Bonnie Randall Boller, “Merged,” 2010. Clay monotype and linocut.

“My history is a merging of different things,” said Bonnie Randall Boller, who originally worked in ceramics, and discovered printmaking around 2003. In her piece “Merged,” the background is a clay monotype on a non-woven man-made fabric, and the foreground is two different linocuts made at different times.

“The original one was the woman … And then later I wanted to merge, because of things that were going on in my life, and I decided to make a male image also,” Boller said. “When this show came I thought, ‘This is where I need to put my life back together again, because I feel like I’ve been running in this direction and that direction, and I needed some unity.’ And this topic was ideal for that. So I have merged the clay monotype with the linocut. I merged the two different linocuts together that were made at different times. They were done with transparent inks so that there is a merging of the background and the foreground together.

“I’m really excited because this show pushed me a little bit by getting me to put the two together. And the possibilities of that appeared only this January. And so by June, if anybody can get to my open studios, who knows what’s going to happen?” she added.

Herlinde Spahr, “Lying Awake, First Night,” 2010. Stone lithograph.

“Lying Awake, First Night” depicts an artist’s wooden mannequin floating in the sea, a plant growing above it. In describing the inspiration for her piece, Herlinde Spahr spoke of finding a dead willow that had been cut down and its stump fashioned into a seat. Upon returning to the spot weeks later she discovered that green shoots had sprouted all over it. “And it was like a throne with feathers!” she recalled. “And it was amazing because it was a mockery of the seat that was there. And in a way this dead wood growing something completely new, may well have been influenced by that moment.”

Spahr said that her artistic process is like that. Lying awake at night in the dark and quiet, she sets her creativity free. “The imagination is this amazing moment in which something comes alive out of nothing. Something growing and flamboyant that you just cannot understand,” she said.

Close inspection reveals the barely visible text of a poem written by Spahr in the background, added to the work in a second run through the press. “If you were to own this piece you could probably read what it says, but when you just walk by you can’t,” she said.

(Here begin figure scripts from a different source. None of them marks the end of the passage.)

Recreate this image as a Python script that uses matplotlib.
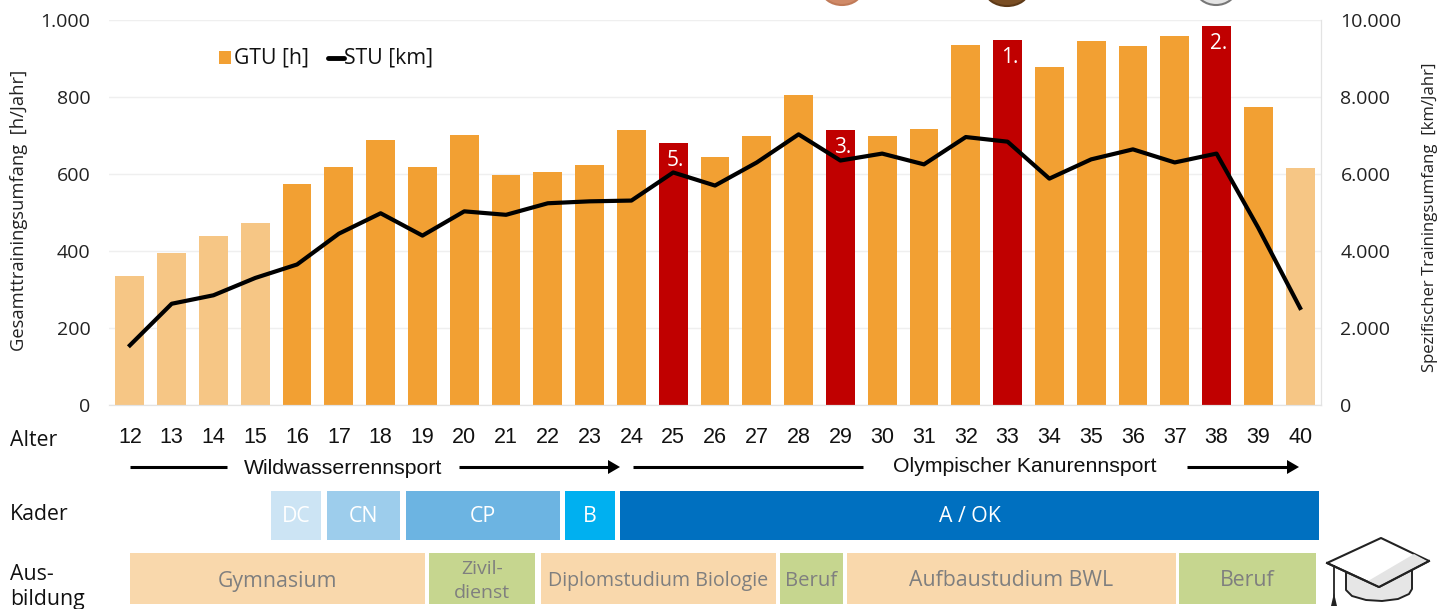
import matplotlib
matplotlib.use("Agg")
import matplotlib.pyplot as plt
from matplotlib.patches import Rectangle, Polygon, Ellipse
from matplotlib.ticker import FuncFormatter

ages = list(range(12, 41))
gtu = [336, 395, 440, 472, 574, 618, 688, 618, 701, 598, 606, 624, 715, 680, 645,
       700, 806, 715, 700, 718, 936, 948, 878, 945, 933, 958, 985, 775, 615]
stu = [1550, 2630, 2850, 3300, 3650, 4450, 4980, 4400, 5030, 4940, 5240, 5290, 5310,
       6040, 5700, 6300, 7030, 6350, 6530, 6250, 6960, 6840, 5880, 6380, 6640, 6300,
       6530, 4600, 2520]
placings = {25: "5.", 29: "3.", 33: "1.", 38: "2."}
light_ages = [12, 13, 14, 15, 40]

ORANGE, LIGHT, RED = "#F2A033", "#F6C685", "#C00000"
W, H = 1453, 609
FS = 15.3
plt.rcParams["font.family"] = ["Open Sans", "DejaVu Sans"]

fig = plt.figure(figsize=(W / 100, H / 100), dpi=100)
ax = fig.add_axes([109 / W, 1 - 405 / H, (1321 - 109) / W, (405 - 20) / H])
colors = [RED if a in placings else LIGHT if a in light_ages else ORANGE for a in ages]
ax.bar(ages, gtu, width=0.69, color=colors, zorder=2, label="GTU [h]")
ax.set_xlim(11.5, 40.5)
ax.set_ylim(0, 1000)
ax.set_yticks(range(0, 1001, 200))
fmt = FuncFormatter(lambda v, _: f"{int(v):,}".replace(",", "."))
ax.yaxis.set_major_formatter(fmt)
ax.grid(axis="y", color="#EFEFEF", lw=1, zorder=0)
ax.set_axisbelow(True)
ax.set_xticks(ages)
ax.set_xticklabels([str(a) for a in ages], fontsize=15.5, family="Liberation Sans", color="#111111")
ax.tick_params(axis="x", length=0, pad=16)
ax.tick_params(axis="y", length=0, labelsize=14, pad=13.5, labelcolor="#222222")
for s in ("top", "left"):
    ax.spines[s].set_visible(False)
for s in ("bottom", "right"):
    ax.spines[s].set_color("#E3E3E3")
ax.set_ylabel("Gesamttrainingsumfang  [h/Jahr]", fontsize=13.2, color="#222222")
ax.yaxis.set_label_coords(-0.067, 0.505)

ax2 = ax.twinx()
ax2.plot(ages, stu, color="black", lw=3, zorder=5, label="STU [km]", solid_joinstyle="round")
ax2.set_ylim(0, 10000)
ax2.set_yticks(range(0, 10001, 2000))
ax2.yaxis.set_major_formatter(fmt)
ax2.tick_params(axis="y", length=0, labelsize=14, pad=14, labelcolor="#222222")
for s in ("top", "left"):
    ax2.spines[s].set_visible(False)
for s in ("bottom", "right"):
    ax2.spines[s].set_color("#E3E3E3")
ax2.set_ylabel("Spezifischer Trainingsumfang  [km/Jahr]", fontsize=12.1, color="#222222")
ax2.yaxis.set_label_coords(1.083, 0.487)

for a, label in placings.items():
    ax.annotate(label, (a, gtu[a - 12]), xytext=(1.5, -5), textcoords="offset points",
                ha="center", va="top", color="white", fontsize=15, zorder=6,
                annotation_clip=False)

# Drawing layer in pixel coordinates for everything outside the plot
ov = fig.add_axes([0, 0, 1, 1], zorder=10)
ov.set_xlim(0, W)
ov.set_ylim(H, 0)
ov.axis("off")

# Legend
ov.add_patch(Rectangle((219, 51), 12, 13, color=ORANGE, lw=0))
ov.text(234, 58, "GTU [h]", fontsize=FS, va="center", color="#111111")
ov.plot([328, 344], [58, 58], color="black", lw=3.5, solid_capstyle="round")
ov.text(344, 58, "STU [km]", fontsize=FS, va="center", color="#111111")

# Row labels
for txt, x, y in [("Alter", 10, 440), ("Kader", 10, 514), ("Aus-", 10, 574), ("bildung", 10, 599)]:
    ov.text(x, y, txt, fontsize=FS, va="center", color="#111111")


def arrow(x0, x1, y, head=True):
    ov.plot([x0, x1], [y, y], color="black", lw=2.2, solid_capstyle="butt")
    if head:
        ov.add_patch(Polygon([(x1 - 1, y - 7), (x1 + 11, y), (x1 - 1, y + 7)], color="black", lw=0))


arrow(130, 227, 467, head=False)
arrow(459, 609, 467)
arrow(633, 863, 467, head=False)
arrow(1187, 1288, 467)
ov.text(343, 468, "Wildwasserrennsport", fontsize=FS, family="Liberation Sans", ha="center", va="center", color="#111111")
ov.text(1025, 466, "Olympischer Kanurennsport", fontsize=FS, family="Liberation Sans", ha="center", va="center", color="#111111")

# Kader row
kader = [("DC", 271, 321, "#CCE4F4"), ("CN", 327, 400, "#9DCDEC"), ("CP", 406, 560, "#6CB4E2"),
         ("B", 565, 615, "#00B0F0"), ("A / OK", 620, 1319, "#0070C0")]
for label, x0, x1, c in kader:
    ov.add_patch(Rectangle((x0, 491), x1 - x0, 49, color=c, lw=0))
    ov.text((x0 + x1) / 2, 517, label, color="white", fontsize=FS, ha="center", va="center")

# Ausbildung row
PEACH, GREEN, GREY = "#F9D8AC", "#C6D68F", "#7F7F7F"
edu = [("Gymnasium", 130, 425, PEACH, FS), ("Zivil-\ndienst", 429, 535, GREEN, 14),
       ("Diplomstudium Biologie", 541, 776, PEACH, 14.2), ("Beruf", 780, 843, GREEN, 14.6),
       ("Aufbaustudium BWL", 847, 1176, PEACH, FS), ("Beruf", 1179, 1316, GREEN, FS)]
for label, x0, x1, c, fs in edu:
    ov.add_patch(Rectangle((x0, 553), x1 - x0, 51, color=c, lw=0))
    ov.text((x0 + x1) / 2, 581, label, color=GREY, fontsize=fs, ha="center", va="center", linespacing=1.4)

# Medals cut off by the top edge
for x, y, wd, ht, c, e in [(842, -10, 40, 30, "#D08A68", "#C07A58"), (1007, -10, 44, 32, "#7A4E24", "#5E3A18"),
                           (1216, -11, 40, 32, "#E4E4E4", "#777777")]:
    ov.add_patch(Ellipse((x, y), wd, ht, facecolor=c, edgecolor=e, lw=1.5))

# Graduation cap
INK = "#222222"
ov.add_patch(Polygon([(1346, 566), (1346, 590), (1352, 596), (1366, 600), (1382, 601), (1398, 599),
                      (1409, 594), (1412, 589), (1412, 566)],
                     closed=True, fc="#E6E6E6", ec=INK, lw=1.4, joinstyle="round"))
ov.add_patch(Polygon([(1381, 538), (1327, 563), (1379, 587), (1429, 561)],
                     closed=True, fc="white", ec=INK, lw=1.5, joinstyle="round"))
ov.add_patch(Polygon([(1414, 554), (1427, 561), (1379, 586), (1368, 581)], closed=True, fc="#E4E4E4", lw=0))
ov.plot([1327, 1379, 1429], [563, 587, 561], color=INK, lw=1.5)
ov.plot([1334, 1334], [566, 596], color=INK, lw=1.3)
ov.add_patch(Polygon([(1334, 593), (1337, 606), (1331, 606)], closed=True, color=INK, lw=0))

fig.savefig("out.png", dpi=100)
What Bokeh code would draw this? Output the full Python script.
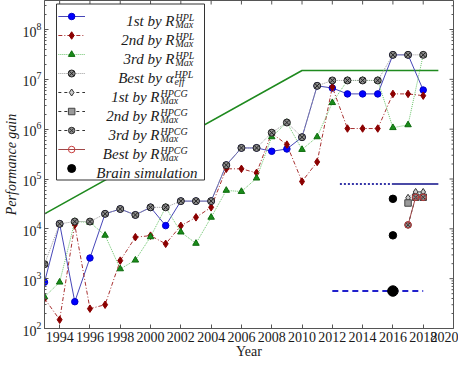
from bokeh.plotting import figure
from bokeh.models import Range1d, FixedTicker, LinearScale, Label, BoxAnnotation
from bokeh.embed import file_html
from bokeh.resources import INLINE

# ---------------- data ----------------
years = [1993, 1994, 1995, 1996, 1997, 1998, 1999, 2000, 2001, 2002, 2003, 2004, 2005,
         2006, 2007, 2008, 2009, 2010, 2011, 2012, 2013, 2014, 2015, 2016, 2017, 2018]
first_hpl = [850, 1.26e4, 345, 2600, 2.0e4, 2.5e4, 1.9e4, 2.7e4, 1.16e4, 3.6e4, 3.6e4, 3.6e4, 1.9e5,
             4.2e5, 4.2e5, 3.6e5, 4.0e5, 6.9e5, 7.4e6, 6.7e6, 5.1e6, 5.1e6, 5.1e6, 3.1e7, 3.1e7, 6.1e6]
second_hpl = [400, 150, 1.2e4, 250, 300, 2300, 6800, 7300, 5000, 1.15e4, 1.7e4, 2.7e4, 1.6e5,
              1.6e5, 1.33e5, 8.3e5, 4.9e5, 8.9e4, 2.2e5, 7.0e6, 1.03e6, 1.03e6, 1.03e6, 5.1e6, 5.1e6, 4.7e6]
third_hpl = [430, 850, 1.4e4, 1.35e4, 7400, 1570, 2350, 6900, 2.7e4, 8600, 5100, 1.7e4, 5.9e4,
             5.6e4, 1.04e5, 7.0e5, 1.36e6, 3.9e5, 7.0e5, 3.4e6, 9.5e6, 9.5e6, 9.5e6, 1.07e6, 1.22e6, 3.1e7]
best_alpha = [1950, 1.26e4, 1.4e4, 1.4e4, 2.0e4, 2.5e4, 1.9e4, 2.7e4, 2.7e4, 3.6e4, 3.6e4, 3.6e4, 1.9e5,
              4.2e5, 4.2e5, 8.5e5, 1.36e6, 6.9e5, 7.4e6, 9.5e6, 9.5e6, 9.5e6, 9.5e6, 3.1e7, 3.1e7, 3.1e7]

hpcg_years = [2017, 2017.5, 2018]
first_hpcg = [4.2e4, 5.5e4, 5.5e4]
second_hpcg = [3.3e4, 4.3e4, 4.3e4]
third_hpcg = [1.2e4, 4.3e4, 4.3e4]
best_hpcg = [1.2e4, 4.3e4, 4.3e4]

brain_years = [2016, 2016, 2016]
brain_values = [4.0e4, 7.4e3, 565]

peak_years = [1993, 2010, 2019]
peak_values = [2.0e4, 1.5e7, 1.5e7]

upper_dotted_years = [2012.5, 2016]
upper_solid_years = [2016, 2019]
upper_value = [7.9e4, 7.9e4]
lower_years = [2012, 2018]
lower_value = [565, 565]

x_ticks = [1994, 1996, 1998, 2000, 2002, 2004, 2006, 2008, 2010, 2012, 2014, 2016, 2018, 2020]
y_ticks = [1e2, 1e3, 1e4, 1e5, 1e6, 1e7, 1e8]
y_minor = [m * t for t in y_ticks for m in [2, 3, 4, 5, 6, 7, 8, 9]]

x_title = "Year"
y_title = "Performance gain"
legend_main = ["1st by R", "2nd by R", "3rd by R", "Best by α", "1st by R",
               "2nd by R", "3rd by R", "Best by R", "Brain simulation"]
legend_sup = ["HPL", "HPL", "HPL", "HPL", "HPCG", "HPCG", "HPCG", "HPCG", ""]
legend_sub = ["Max", "Max", "Max", "eff", "Max", "Max", "Max", "Max", ""]

# ---------------- layout constants (pixels) ----------------
FONT = "Liberation Serif"
AX = "#555555"
TXT = "#1a1a1a"
W, H = 458, 366
B_LEFT, B_RIGHT, B_TOP, B_BOTTOM = 39, 5, 0, 38
FRAME_W = W - B_LEFT - B_RIGHT          # 414
FRAME_H = H - B_TOP - B_BOTTOM          # 328
X0, X1 = 1993, 2020
FL, FB = 8 + B_LEFT, 8 + B_TOP + FRAME_H   # page x of frame left, page y of frame bottom
DECADE_PX = (FB - 37) / 6.0                # 10^8 sits at page y 37
Y_TOP = 10 ** (2 + FRAME_H / DECADE_PX)
PX_PER_YEAR = FRAME_W / (X1 - X0)

p = figure(width=W, height=H, x_range=Range1d(X0, X1), y_range=Range1d(1e2, Y_TOP),
           y_axis_type="log", output_backend="svg", toolbar_location=None,
           min_border_left=B_LEFT, min_border_right=B_RIGHT, min_border_top=B_TOP,
           min_border_bottom=B_BOTTOM)
p.background_fill_color = "white"
p.border_fill_color = "white"
p.outline_line_color = AX
p.outline_line_width = 1
p.grid.visible = False

for ax in [p.xaxis[0], p.yaxis[0]]:
    ax.axis_line_color = AX
    ax.major_tick_line_color = AX
    ax.minor_tick_line_color = AX
    ax.major_tick_in = 4
    ax.major_tick_out = 0
    ax.minor_tick_in = 2
    ax.minor_tick_out = 0
    ax.major_label_text_font = FONT
    ax.major_label_text_font_size = "14px"
    ax.major_label_text_color = TXT
    ax.axis_label_text_font = FONT
    ax.axis_label_text_font_size = "14px"
    ax.axis_label_text_color = TXT

p.xaxis[0].ticker = FixedTicker(ticks=x_ticks, minor_ticks=[])
p.yaxis[0].ticker = FixedTicker(ticks=y_ticks, minor_ticks=y_minor)
p.xaxis[0].axis_label = x_title
p.xaxis[0].axis_label_text_font_style = "normal"
p.xaxis[0].major_label_standoff = 3
p.xaxis[0].axis_label_standoff = -1
p.yaxis[0].axis_label = y_title
p.yaxis[0].axis_label_text_font_style = "italic"
p.yaxis[0].major_label_standoff = 3
p.yaxis[0].axis_label_standoff = 1

# mirrored tick marks on top and right edges (derived from the tick lists)
top_in = Y_TOP / 10 ** (4 / DECADE_PX)
p.segment(x0=x_ticks, y0=[Y_TOP] * len(x_ticks), x1=x_ticks, y1=[top_in] * len(x_ticks),
          line_color=AX, line_width=1)
p.segment(x0=[X1] * len(y_ticks), y0=y_ticks, x1=[X1 - 4 / PX_PER_YEAR] * len(y_ticks), y1=y_ticks,
          line_color=AX, line_width=1)
p.segment(x0=[X1] * len(y_minor), y0=y_minor, x1=[X1 - 2 / PX_PER_YEAR] * len(y_minor), y1=y_minor,
          line_color=AX, line_width=1)

# reference lines (not in legend)
p.line(peak_years, peak_values, line_color="#1f8a1f", line_width=1.6)
p.line(upper_dotted_years, upper_value, line_color="#3535a8", line_width=2, line_dash="2 2")
p.line(upper_solid_years, upper_value, line_color="#4a4aa6", line_width=2)
p.line(lower_years, lower_value, line_color="#2020cc", line_width=2, line_dash="6 4")

# series styles: (line color, dash, marker, size, fill, marker line)
styles = [
    ("#4646b8", "solid", "circle", 6.5, "#0000ff", "#0000c8"),
    ("#a83232", "4 2 1 2", "diamond", 7.5, "#8b0000", "#8b0000"),
    ("#6cc46c", "1 1", "triangle", 6.5, "#1a8c1a", "#0d6b0d"),
    ("#9a9a9a", "1 1", "circle_x", 7, "#8c8c8c", "#222222"),
    ("#333333", "3 3", "diamond", 7, "#cccccc", "#333333"),
    ("#333333", "3 3", "square", 6.5, "#9a9a9a", "#444444"),
    ("#333333", "3 3", "circle_x", 6.5, "#8c8c8c", "#333333"),
    ("#a04848", "solid", "circle", 6.5, None, "#c83c3c"),
]
series = [(years, first_hpl), (years, second_hpl), (years, third_hpl), (years, best_alpha),
          (hpcg_years, first_hpcg), (hpcg_years, second_hpcg), (hpcg_years, third_hpcg),
          (hpcg_years, best_hpcg)]
for (xs, ys), (lc, dash, mk, sz, fc, mlc) in zip(series, styles):
    p.line(xs, ys, line_color=lc, line_width=1, line_dash=dash)
    p.scatter(xs, ys, marker=mk, size=sz, fill_color=fc, line_color=mlc)

# brain simulation
p.scatter(brain_years[:2], brain_values[:2], marker="circle", size=7.5, fill_color="black", line_color="black")
p.scatter(brain_years[2:], brain_values[2:], marker="circle", size=10.5, fill_color="black", line_color="black")

# ---------------- legend (drawn by hand, frame pixel coordinates) ----------------
p.extra_x_ranges = {"leg": Range1d(0, FRAME_W)}
p.extra_y_ranges = {"leg": Range1d(0, FRAME_H)}
p.extra_x_scales = {"leg": LinearScale()}
p.extra_y_scales = {"leg": LinearScale()}

box = BoxAnnotation(left=59 - FL, right=207 - FL, top=FB - 11.5, bottom=FB - 187.5,
                    left_units="screen", right_units="screen", top_units="screen", bottom_units="screen",
                    fill_color="white", fill_alpha=1.0, line_color="#333333", line_width=1, line_alpha=1.0)
p.add_layout(box)

row_centers = [24 + 19 * i for i in range(9)]   # page y of each legend row
sample_x = [61 - FL, 88 - FL]
marker_x = [74.5 - FL]
legend_styles = styles + [(None, None, "circle", 8, "black", "black")]
for i, (lc, dash, mk, sz, fc, mlc) in enumerate(legend_styles):
    fy = FB - row_centers[i]
    if lc is not None:
        r = p.line(sample_x, [fy, fy], x_range_name="leg", y_range_name="leg",
                   line_color=lc, line_width=1, line_dash=dash)
        r.level = "overlay"
    r = p.scatter(marker_x, [fy], x_range_name="leg", y_range_name="leg", marker=mk, size=sz,
                  fill_color=fc, line_color=mlc)
    r.level = "overlay"

for i in range(len(legend_main)):
    c = row_centers[i]
    if legend_sup[i] == "":
        xr = 200
    elif legend_sup[i] == "HPCG":
        xr = 162
    elif legend_sub[i] == "eff":
        xr = 176
    else:
        xr = 177
    p.add_layout(Label(x=xr - FL, y=FB - (c + 4.5), x_units="screen", y_units="screen",
                       text=legend_main[i], text_align="right", text_baseline="alphabetic",
                       text_font=FONT, text_font_style="italic", text_font_size="15px",
                       text_color=TXT))
    if legend_sup[i]:
        p.add_layout(Label(x=xr + 1 - FL, y=FB - (c + 0.5), x_units="screen", y_units="screen",
                           text=legend_sup[i], text_align="left", text_baseline="alphabetic",
                           text_font=FONT, text_font_style="italic", text_font_size="10px",
                           text_color=TXT))
        p.add_layout(Label(x=xr + 1 - FL, y=FB - (c + 8), x_units="screen", y_units="screen",
                           text=legend_sub[i], text_align="left", text_baseline="alphabetic",
                           text_font=FONT, text_font_style="italic", text_font_size="10px",
                           text_color=TXT))

open("out.html", "w").write(file_html(p, INLINE))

In closing, she read the piece aloud:

When I’m dead or dying, harvest me
Like a peasant that picks the tubers from a dry patch of land.
Plunder me and give me to the poor.
To the drunks and the addicts, deliver the kidneys.
Peel back the skin and gather the tissues.
Scoop out my heart and collect all my bones.
The lame will be walking. The blind will see.
But don’t touch my soul.
Promise you won’t touch my soul.
I want it set free, released from its tethers.
By the time that I am dead or dying
My soul will be ready for flight.

Macy Chadwick, “Walled Towns, Let Me In,”2010. Collagraph with linoleum.

Next to Spahr’s piece hangs “Walled Towns, Let Me In” by Macy Chadwick, an instructor in book arts at both San Francisco Art Institute and Academy of Art University in San Francisco whose work is part of the collection at the Alexandria Library in Egypt.

The geography looks suspiciously like Alameda. Is the title a comment on metaphorical borders separating Alameda from neighboring communities? Perhaps a reference to the decades a resident needs to live here before being considered a native? Neither, according to Chadwick, who has been working on a series of prints about the walled towns of Italy. “It is indeed a coincidence that the town resembles Alameda but I am so intrigued by that idea.”

The walled city depicted in this piece is in fact Orvieto, located in the Umbria region of Italy. Umbria is the only landlocked region on the Italian peninsula, and so was somewhat less vulnerable to foreign invaders. Chadwick explains that the cities were walled against each other as well. “Art has to do with human relationships. It’s a metaphor for emotionally walling yourself in and walling others out,” she said.

The exhibit includes approximately 70 pieces on both floors of the library. Other particularly noteworthy pieces with a strong narrative quality and emotional punch include the linoleum etch “Why?” (2008) by Rob Rocco, a new member juried in to the society in 2009, “Pulling the Tides” (linocut, 2010) by Patricia Theobald Payne, and “Life is but a Dream” (woodcut, 2010) by Susana Terrell.

The exhibition runs through January 29. The library is located at 1550 Oak Street. The Regina K. Stafford Meeting Room is open during library hours, which are noon to 8 p.m. Monday, 10 a.m. to 8 p.m. Tuesday through Thursday, 10 a.m. to 5 p.m. Friday and Saturday and 1 p.m. to 5 p.m. Sunday.